Becoming a prosecutor (or a judge, for that matter) requires passing through the École Nationale de la Magistrature in Bordeaux, the sole institution authorized to train French magistrates. Entry is competitive, with multiple pathways depending on the candidate’s background:

  • First examination: Open to candidates under 31 with at least four years of higher education.
  • Second examination: Open to civil servants under roughly 49 with at least four years of public service.
  • Third examination: Open to individuals under 40 with eight years of professional experience in the private sector, as local councillors, or as lay judges.
  • Lateral recruitment: Experienced professionals aged 35 or older with legal, economic, or social sciences backgrounds can enter directly at various grade levels, depending on years of experience (seven years minimum for grade 2, fifteen for grade 1).

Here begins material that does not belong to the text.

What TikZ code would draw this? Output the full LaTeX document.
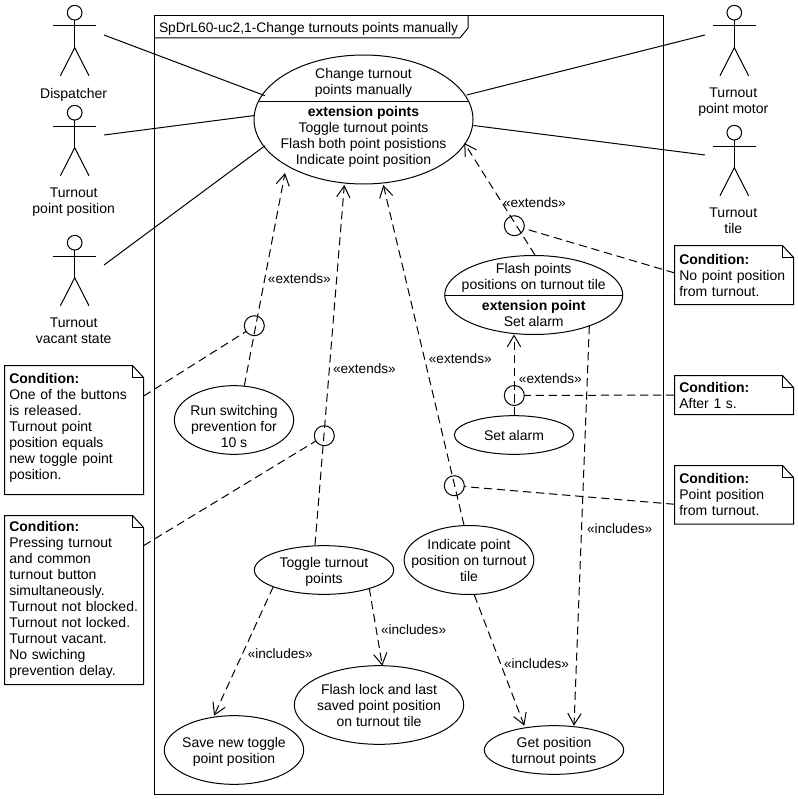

16École Nationale de la Magistrature. ENM Institutional Brochure

Training lasts 31 months and is heavily practical: roughly 70% of the program consists of internships in courts, with the remaining time spent on classroom instruction in Bordeaux. The first two years form a general phase common to all future judges and prosecutors. The final six months are devoted to specialization in the function the trainee has chosen, combining focused study at the ENM with a final court placement.17École Nationale de la Magistrature. Initial Training This shared training pipeline means that every prosecutor has spent significant time observing the work of sitting judges, and vice versa — a design choice that shapes the French understanding of both roles as parts of a single judicial corps rather than opposing sides of an adversarial divide.